> **Available data**:
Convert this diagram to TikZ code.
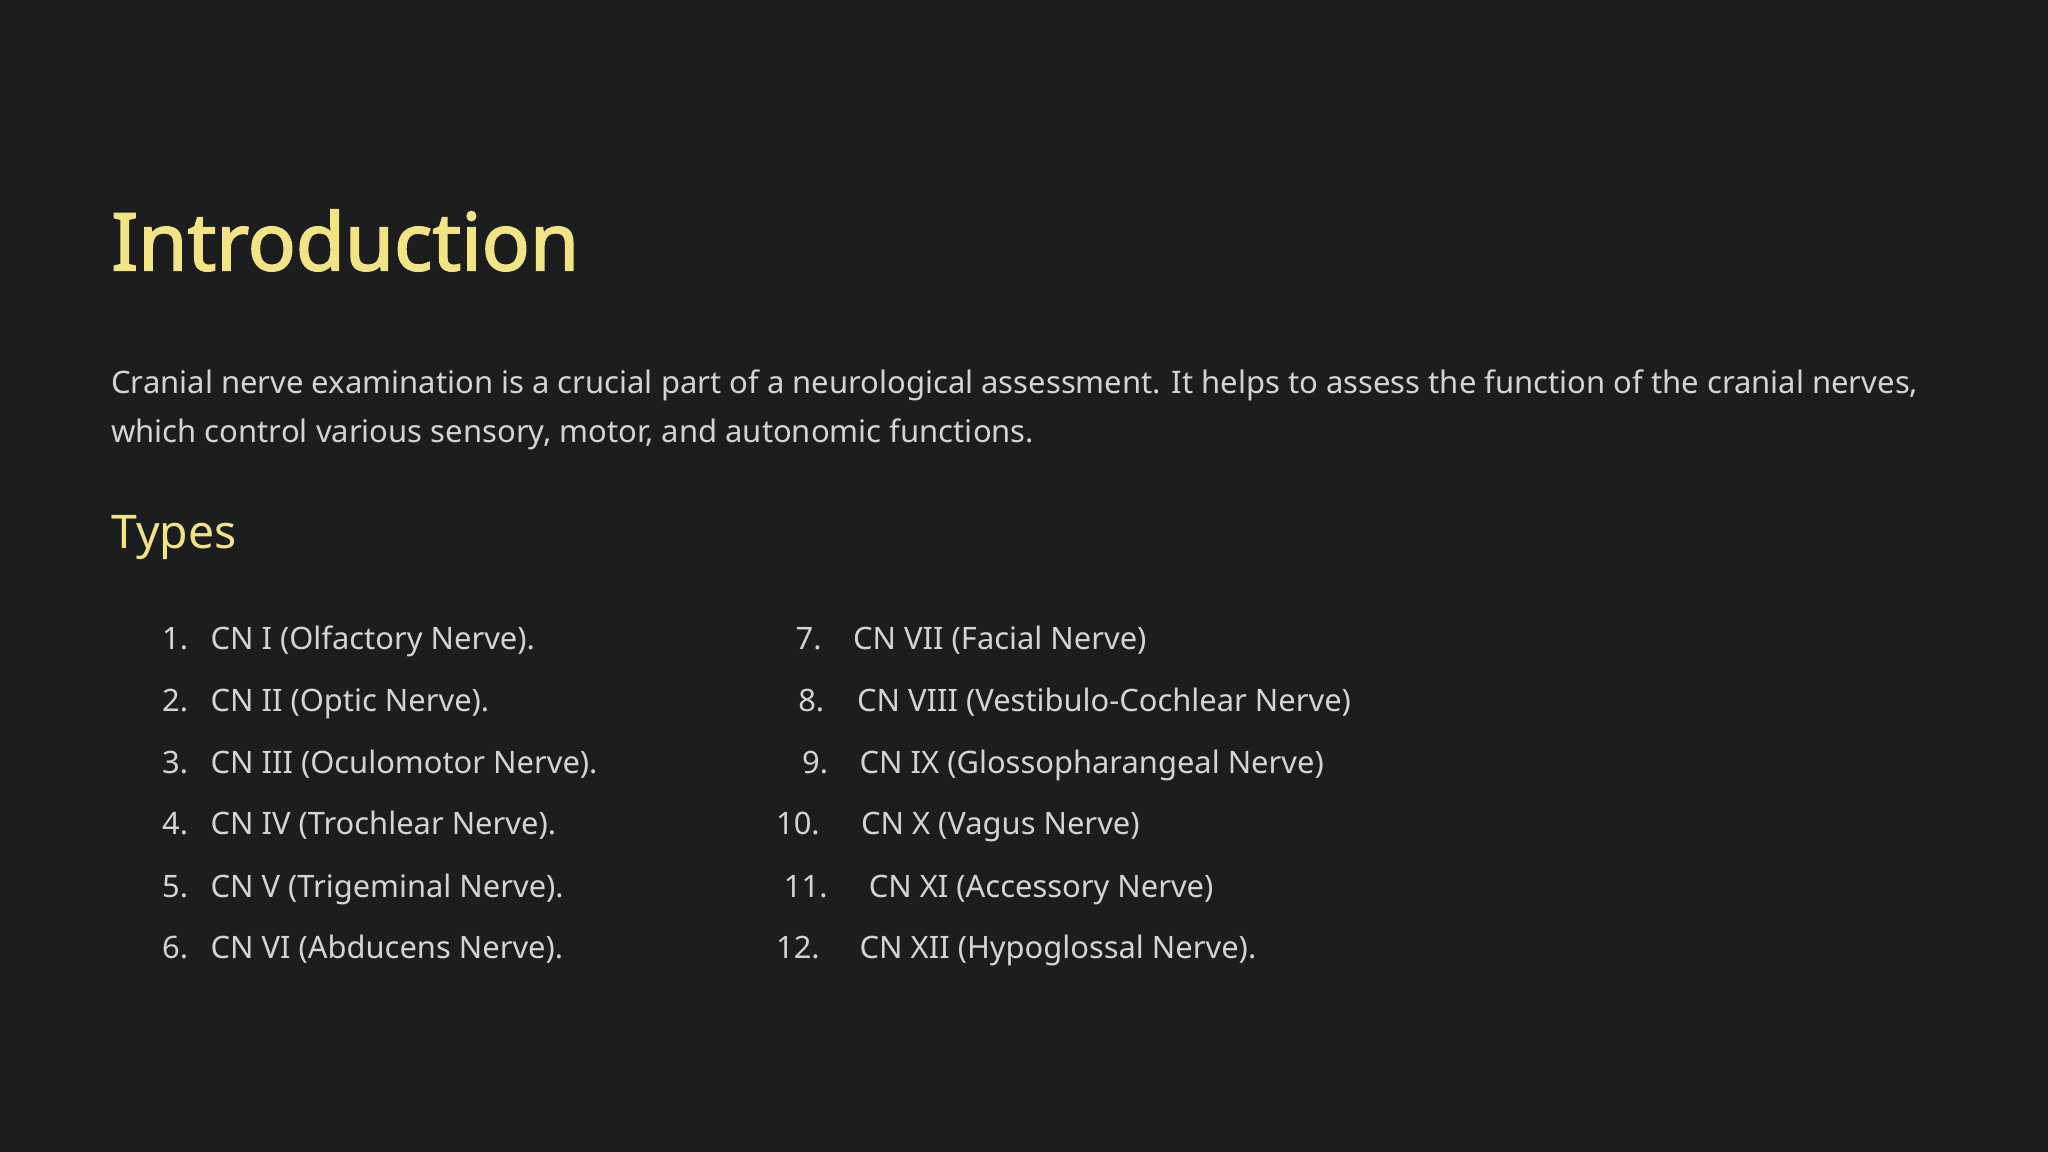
\documentclass[tikz,border=0pt]{standalone}
\usepackage{fontspec}
\setmainfont{Noto Sans}
\newfontfamily\ttlfont{Noto Sans}[FakeBold=2.2]
\definecolor{bg}{HTML}{1C1D1F}
\definecolor{ttl}{HTML}{F2E485}
\definecolor{txt}{HTML}{D4D4D4}
\begin{document}
\begin{tikzpicture}[x=1pt,y=-1pt,
  body/.style={anchor=base west,inner sep=0pt,text=txt,font=\fontsize{23.75}{38}\selectfont},
  item/.style={anchor=base west,inner sep=0pt,text=txt,font=\fontsize{23.65}{30}\selectfont}]
\fill[bg] (0,0) rectangle (1568,882);
\useasboundingbox (0,0) rectangle (1568,882);
\node[anchor=base west,inner sep=0pt,text=ttl,font=\fontsize{61}{70}\selectfont\ttlfont] (title) at (85,207) {Introduction};
\node[body] (p1) at (85,301) {Cranial nerve examination is a crucial part of a neurological assessment. It helps to assess the function of the cranial nerves,};
\node[body] (p2) at (85,339) {which control various sensory, motor, and autonomic functions.};
\node[anchor=base west,inner sep=0pt,text=ttl,font=\fontsize{35.5}{40}\selectfont] (types) at (85,420) {Types};
\foreach \n/\t/\y in {1/CN I (Olfactory Nerve)./497, 2/CN II (Optic Nerve)./545, 3/CN III (Oculomotor Nerve)./592, 4/CN IV (Trochlear Nerve)./639, 5/CN V (Trigeminal Nerve)./687, 6/CN VI (Abducens Nerve)./734}{
  \node[item] (n\n) at (124,\y) {\n.};
  \node[item] (t\n) at (161,\y) {\t};
}
\foreach \n/\nx/\t/\tx/\y in {7/609/CN VII (Facial Nerve)/653/497, 8/611/CN VIII (Vestibulo-Cochlear Nerve)/656/545, 9/614/CN IX (Glossopharangeal Nerve)/658/592, 10/594/CN X (Vagus Nerve)/659/639, 11/600/CN XI (Accessory Nerve)/665/687, 12/594/CN XII (Hypoglossal Nerve)./658/734}{
  \node[item] (n\n) at (\nx,\y) {\n.};
  \node[item] (t\n) at (\tx,\y) {\t};
}
\end{tikzpicture}
\end{document}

> **Set task**: Reproduce each line exactly as it appears, omitting the pictures.

> **Full answer**:
Convert this diagram to TikZ code.
\documentclass[tikz,border=0pt]{standalone}
\usepackage{fontspec}
\setmainfont{Noto Sans}
\newfontfamily\ttlfont{Noto Sans}[FakeBold=2.2]
\definecolor{bg}{HTML}{1C1D1F}
\definecolor{ttl}{HTML}{F2E485}
\definecolor{txt}{HTML}{D4D4D4}
\begin{document}
\begin{tikzpicture}[x=1pt,y=-1pt,
  body/.style={anchor=base west,inner sep=0pt,text=txt,font=\fontsize{23.75}{38}\selectfont},
  item/.style={anchor=base west,inner sep=0pt,text=txt,font=\fontsize{23.65}{30}\selectfont}]
\fill[bg] (0,0) rectangle (1568,882);
\useasboundingbox (0,0) rectangle (1568,882);
\node[anchor=base west,inner sep=0pt,text=ttl,font=\fontsize{61}{70}\selectfont\ttlfont] (title) at (85,207) {Introduction};
\node[body] (p1) at (85,301) {Cranial nerve examination is a crucial part of a neurological assessment. It helps to assess the function of the cranial nerves,};
\node[body] (p2) at (85,339) {which control various sensory, motor, and autonomic functions.};
\node[anchor=base west,inner sep=0pt,text=ttl,font=\fontsize{35.5}{40}\selectfont] (types) at (85,420) {Types};
\foreach \n/\t/\y in {1/CN I (Olfactory Nerve)./497, 2/CN II (Optic Nerve)./545, 3/CN III (Oculomotor Nerve)./592, 4/CN IV (Trochlear Nerve)./639, 5/CN V (Trigeminal Nerve)./687, 6/CN VI (Abducens Nerve)./734}{
  \node[item] (n\n) at (124,\y) {\n.};
  \node[item] (t\n) at (161,\y) {\t};
}
\foreach \n/\nx/\t/\tx/\y in {7/609/CN VII (Facial Nerve)/653/497, 8/611/CN VIII (Vestibulo-Cochlear Nerve)/656/545, 9/614/CN IX (Glossopharangeal Nerve)/658/592, 10/594/CN X (Vagus Nerve)/659/639, 11/600/CN XI (Accessory Nerve)/665/687, 12/594/CN XII (Hypoglossal Nerve)./658/734}{
  \node[item] (n\n) at (\nx,\y) {\n.};
  \node[item] (t\n) at (\tx,\y) {\t};
}
\end{tikzpicture}
\end{document}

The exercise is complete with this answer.